- EXERCISE TASK -
Identify the lines that contain the string "script" and copy all of them.

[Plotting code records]
— START —

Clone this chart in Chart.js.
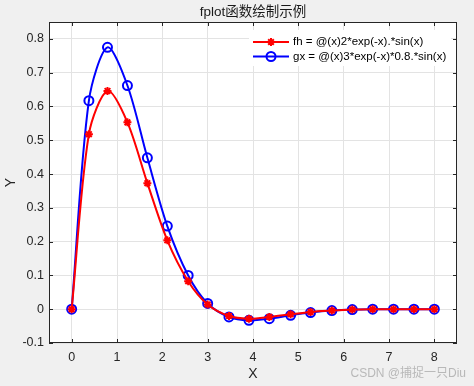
<!DOCTYPE html>
<html>
<head>
<meta charset="utf-8">
<script src="https://cdn.jsdelivr.net/npm/chart.js@4"></script>
<style>
  html, body { margin: 0; padding: 0; background: #f0f0f0; }
</style>
</head>
<body>
<canvas id="chart" width="474" height="386"></canvas>
<script>
// values (fplot marker positions)
const xVals = [0, 0.38, 0.79, 1.23, 1.67, 2.11, 2.57, 3.0, 3.47, 3.91, 4.36, 4.83, 5.27, 5.74, 6.19, 6.64, 7.1, 7.55, 8.0];
const fhVals = [0, 0.518, 0.646, 0.553, 0.373, 0.204, 0.083, 0.014, -0.02, -0.028, -0.023, -0.015, -0.008, -0.004, -0.001, 0, 0, 0, 0];
const gxVals = [0, 0.617, 0.775, 0.662, 0.448, 0.246, 0.10, 0.017, -0.023, -0.033, -0.028, -0.018, -0.01, -0.004, -0.001, 0, 0, 0, 0];
const xTicks = [0, 1, 2, 3, 4, 5, 6, 7, 8];
const yTicks = [-0.1, 0, 0.1, 0.2, 0.3, 0.4, 0.5, 0.6, 0.7, 0.8];
const seriesNames = ['fh = @(x)2*exp(-x).*sin(x)', 'gx = @(x)3*exp(-x)*0.8.*sin(x)'];
const titleText = 'fplot函数绘制示例';

const FONT = '"Liberation Sans", Arial, "Noto Sans CJK SC", sans-serif';
const AXIS_COLOR = '#262626';

function toPoints(ys) {
  return xVals.map((x, i) => ({ x: x, y: ys[i] }));
}

// background, box, inward ticks, title, labels, legend, watermark
const matlabLook = {
  id: 'matlabLook',
  beforeDraw(chart) {
    const { ctx, chartArea: a } = chart;
    ctx.save();
    ctx.fillStyle = '#f0f0f0';
    ctx.fillRect(0, 0, chart.width, chart.height);
    ctx.fillStyle = '#ffffff';
    ctx.fillRect(a.left, a.top, a.right - a.left, a.bottom - a.top);
    ctx.restore();
  },
  afterDatasetsDraw(chart) {
    const { ctx, chartArea: a, scales } = chart;
    ctx.save();

    // box
    ctx.strokeStyle = AXIS_COLOR;
    ctx.lineWidth = 1;
    ctx.strokeRect(a.left + 0.5, a.top + 0.5, a.right - a.left - 1, a.bottom - a.top - 1);

    // inward ticks
    ctx.beginPath();
    xTicks.forEach(v => {
      const px = Math.round(scales.x.getPixelForValue(v)) + 0.5;
      ctx.moveTo(px, a.bottom); ctx.lineTo(px, a.bottom - 4);
      ctx.moveTo(px, a.top); ctx.lineTo(px, a.top + 4);
    });
    yTicks.forEach(v => {
      const py = Math.round(scales.y.getPixelForValue(v)) + 0.5;
      ctx.moveTo(a.left, py); ctx.lineTo(a.left + 4, py);
      ctx.moveTo(a.right, py); ctx.lineTo(a.right - 4, py);
    });
    ctx.stroke();

    // title
    const cx = (a.left + a.right) / 2;
    ctx.fillStyle = '#1a1a1a';
    ctx.textAlign = 'center';
    ctx.textBaseline = 'middle';
    ctx.font = '13.5px ' + FONT;
    ctx.fillText(titleText, cx, 12);

    // axis labels
    ctx.fillStyle = AXIS_COLOR;
    ctx.font = '14px ' + FONT;
    ctx.fillText('X', cx, 374);
    ctx.save();
    ctx.translate(11, (a.top + a.bottom) / 2);
    ctx.rotate(-Math.PI / 2);
    ctx.fillText('Y', 0, 0);
    ctx.restore();

    // legend
    ctx.fillStyle = '#ffffff';
    ctx.fillRect(249, 30, 202, 36);
    chart.data.datasets.forEach((ds, i) => {
      const y = 42 + i * 14.5;
      ctx.strokeStyle = ds.borderColor;
      ctx.lineWidth = 2;
      ctx.beginPath();
      ctx.moveTo(253, y); ctx.lineTo(289, y);
      ctx.stroke();
      ctx.fillStyle = ds.pointBackgroundColor;
      ctx.strokeStyle = ds.borderColor;
      Chart.helpers.drawPoint(ctx, {
        pointStyle: ds.pointStyle, radius: ds.pointRadius,
        rotation: 0, borderWidth: ds.pointBorderWidth
      }, 271, y);
      ctx.fillStyle = '#000000';
      ctx.textAlign = 'left';
      ctx.font = '11.5px ' + FONT;
      ctx.fillText(ds.label, 293, y);
    });

    // watermark
    ctx.fillStyle = 'rgba(170,170,170,0.8)';
    ctx.textAlign = 'right';
    ctx.font = '12px ' + FONT;
    ctx.fillText('CSDN @捕捉一只Diu', 466, 374);

    ctx.restore();
  }
};

const tickFont = { family: FONT, size: 12.5 };

new Chart(document.getElementById('chart'), {
  type: 'line',
  data: {
    datasets: [{
      label: seriesNames[0],
      data: toPoints(fhVals),
      borderColor: '#ff0000',
      borderWidth: 2,
      pointStyle: 'star',
      pointRadius: 4,
      pointBorderWidth: 2,
      pointBorderColor: '#ff0000',
      pointBackgroundColor: '#ff0000',
      tension: 0.3,
      fill: false
    }, {
      label: seriesNames[1],
      data: toPoints(gxVals),
      borderColor: '#0000ff',
      borderWidth: 2,
      pointStyle: 'circle',
      pointRadius: 4.5,
      pointBorderWidth: 2,
      pointBorderColor: '#0000ff',
      pointBackgroundColor: 'rgba(0,0,0,0)',
      tension: 0.3,
      fill: false
    }]
  },
  options: {
    responsive: false,
    animation: false,
    layout: { padding: { top: 22, right: 17, left: 0, bottom: 0 } },
    plugins: {
      legend: { display: false },
      tooltip: { enabled: false }
    },
    scales: {
      x: {
        type: 'linear',
        min: -0.5,
        max: 8.5,
        afterBuildTicks: s => { s.ticks = xTicks.map(v => ({ value: v })); },
        afterFit: s => { s.height = 43; },
        grid: { color: '#e3e3e3', drawTicks: false },
        border: { display: false },
        ticks: {
          padding: 7, color: AXIS_COLOR, font: tickFont,
          autoSkip: false, maxRotation: 0,
          callback: v => String(v)
        }
      },
      y: {
        min: -0.1,
        max: 0.85,
        afterBuildTicks: s => { s.ticks = yTicks.map(v => ({ value: v })); },
        afterFit: s => { s.width = 49; },
        grid: { color: '#e3e3e3', drawTicks: false },
        border: { display: false },
        ticks: {
          padding: 5, color: AXIS_COLOR, font: tickFont,
          callback: v => String(Number(v.toFixed(1)))
        }
      }
    }
  },
  plugins: [matlabLook]
});
</script>
</body>
</html>
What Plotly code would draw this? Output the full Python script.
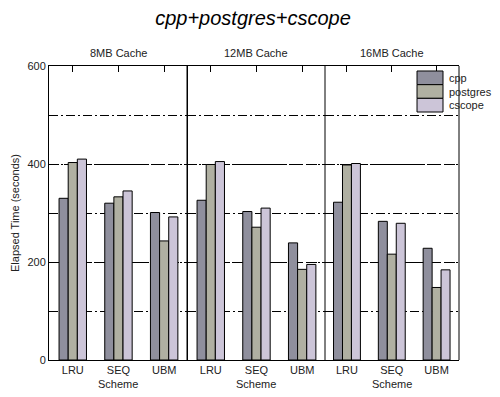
import plotly.graph_objects as go

title = "cpp+postgres+cscope"
panels = ["8MB Cache", "12MB Cache", "16MB Cache"]
schemes = ["LRU", "SEQ", "UBM"]
series = ["cpp", "postgres", "cscope"]
colors = ["#8f8f9d", "#b0b0a2", "#ccc5d8"]

# values[series][panel] -> list over schemes
cpp_vals = [[330, 320, 301], [326, 303, 239], [322, 283, 228]]
postgres_vals = [[403, 333, 243], [399, 271, 185], [398, 216, 148]]
cscope_vals = [[410, 345, 292], [405, 310, 195], [401, 279, 184]]
values = [cpp_vals, postgres_vals, cscope_vals]

y_ticks = [0, 200, 400, 600]

fig = go.Figure()
domains = [[0, 0.3366], [0.3366, 0.6732], [0.6732, 1.0]]
ranges = [[-0.52, 2.5], [-0.52, 2.5], [-0.49, 2.5]]
font = "Liberation Sans, Arial, sans-serif"
tcol = "#222"

for p in range(3):
    xa = "x" if p == 0 else f"x{p+1}"
    for s in range(3):
        fig.add_trace(go.Bar(
            x=schemes, y=values[s][p], name=series[s],
            marker=dict(color=colors[s], line=dict(color="black", width=1)),
            xaxis=xa, yaxis="y", showlegend=False,
        ))
    key = "xaxis" if p == 0 else f"xaxis{p+1}"
    fig.layout[key] = dict(
        domain=domains[p], range=ranges[p], anchor="y", automargin=False,
        showline=True, linecolor="black", linewidth=1, mirror="ticks",
        ticks="inside", ticklen=6, tickcolor="black", layer="below traces",
        tickfont=dict(size=11, color=tcol, family=font),
        showgrid=False, zeroline=False, fixedrange=True,
    )
    fig.add_shape(type="line", xref=f"{xa} domain", yref="y domain",
                  x0=1, x1=1, y0=0, y1=1, line=dict(color="black", width=1))
    fig.add_annotation(text=panels[p], xref=f"{xa} domain", yref="paper",
                       x=0.5, y=1, yshift=5, yanchor="bottom", showarrow=False,
                       font=dict(size=11, color=tcol, family=font))
    fig.add_annotation(text="Scheme", xref=f"{xa} domain", yref="paper",
                       x=0.5, y=0, yshift=-24, yanchor="middle", showarrow=False,
                       font=dict(size=11, color=tcol, family=font))

fig.add_annotation(text="Elapsed Time (seconds)", xref="paper", yref="paper",
                   x=0, xshift=-34, y=0.5, textangle=-90, xanchor="center", yanchor="middle",
                   showarrow=False, font=dict(size=11, color=tcol, family=font))

fig.update_layout(
    barmode="group", bargap=0.4, bargroupgap=0,
    width=492, height=389,
    margin=dict(l=41, r=41, t=58, b=37),
    paper_bgcolor="white", plot_bgcolor="white",
    title=dict(text=title, x=0.498, xanchor="center", y=0.974, yanchor="middle",
               font=dict(size=20, color="black", family=font, style="italic")),
    yaxis=dict(
        range=[0, 600], tickvals=y_ticks, ticks="inside", ticklen=6, tickcolor="black",
        showline=True, linecolor="black", linewidth=1, mirror=True, automargin=False,
        showgrid=True, gridcolor="black", gridwidth=1, griddash="10px,5px",
        minor=dict(dtick=100, showgrid=True, gridcolor="black", gridwidth=1,
                   griddash="9px,3px,2px,3px", ticks=""),
        zeroline=False, layer="below traces",
        tickfont=dict(size=11, color=tcol, family=font),
        fixedrange=True,
    ),
    showlegend=False,
)

# manual legend in the top right of the last panel
lx0, lx1 = 0.8976, 0.961
ytop = 0.983
h = 0.0465
for s in range(3):
    y1 = ytop - s * h
    fig.add_shape(type="rect", xref="paper", yref="paper", x0=lx0, x1=lx1,
                  y0=y1 - h, y1=y1, fillcolor=colors[s], line=dict(color="black", width=1))
    fig.add_annotation(text=series[s], xref="paper", yref="paper", x=lx1, xshift=4,
                       y=y1 - h / 2, xanchor="left", yanchor="middle", showarrow=False,
                       font=dict(size=11, color=tcol, family=font))

fig.write_html("out.html")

— END —

- TASK ANSWER -
<script src="https://cdn.jsdelivr.net/npm/chart.js@4"></script>
<script>
</script>
What Plotly code would draw this? Output the full Python script.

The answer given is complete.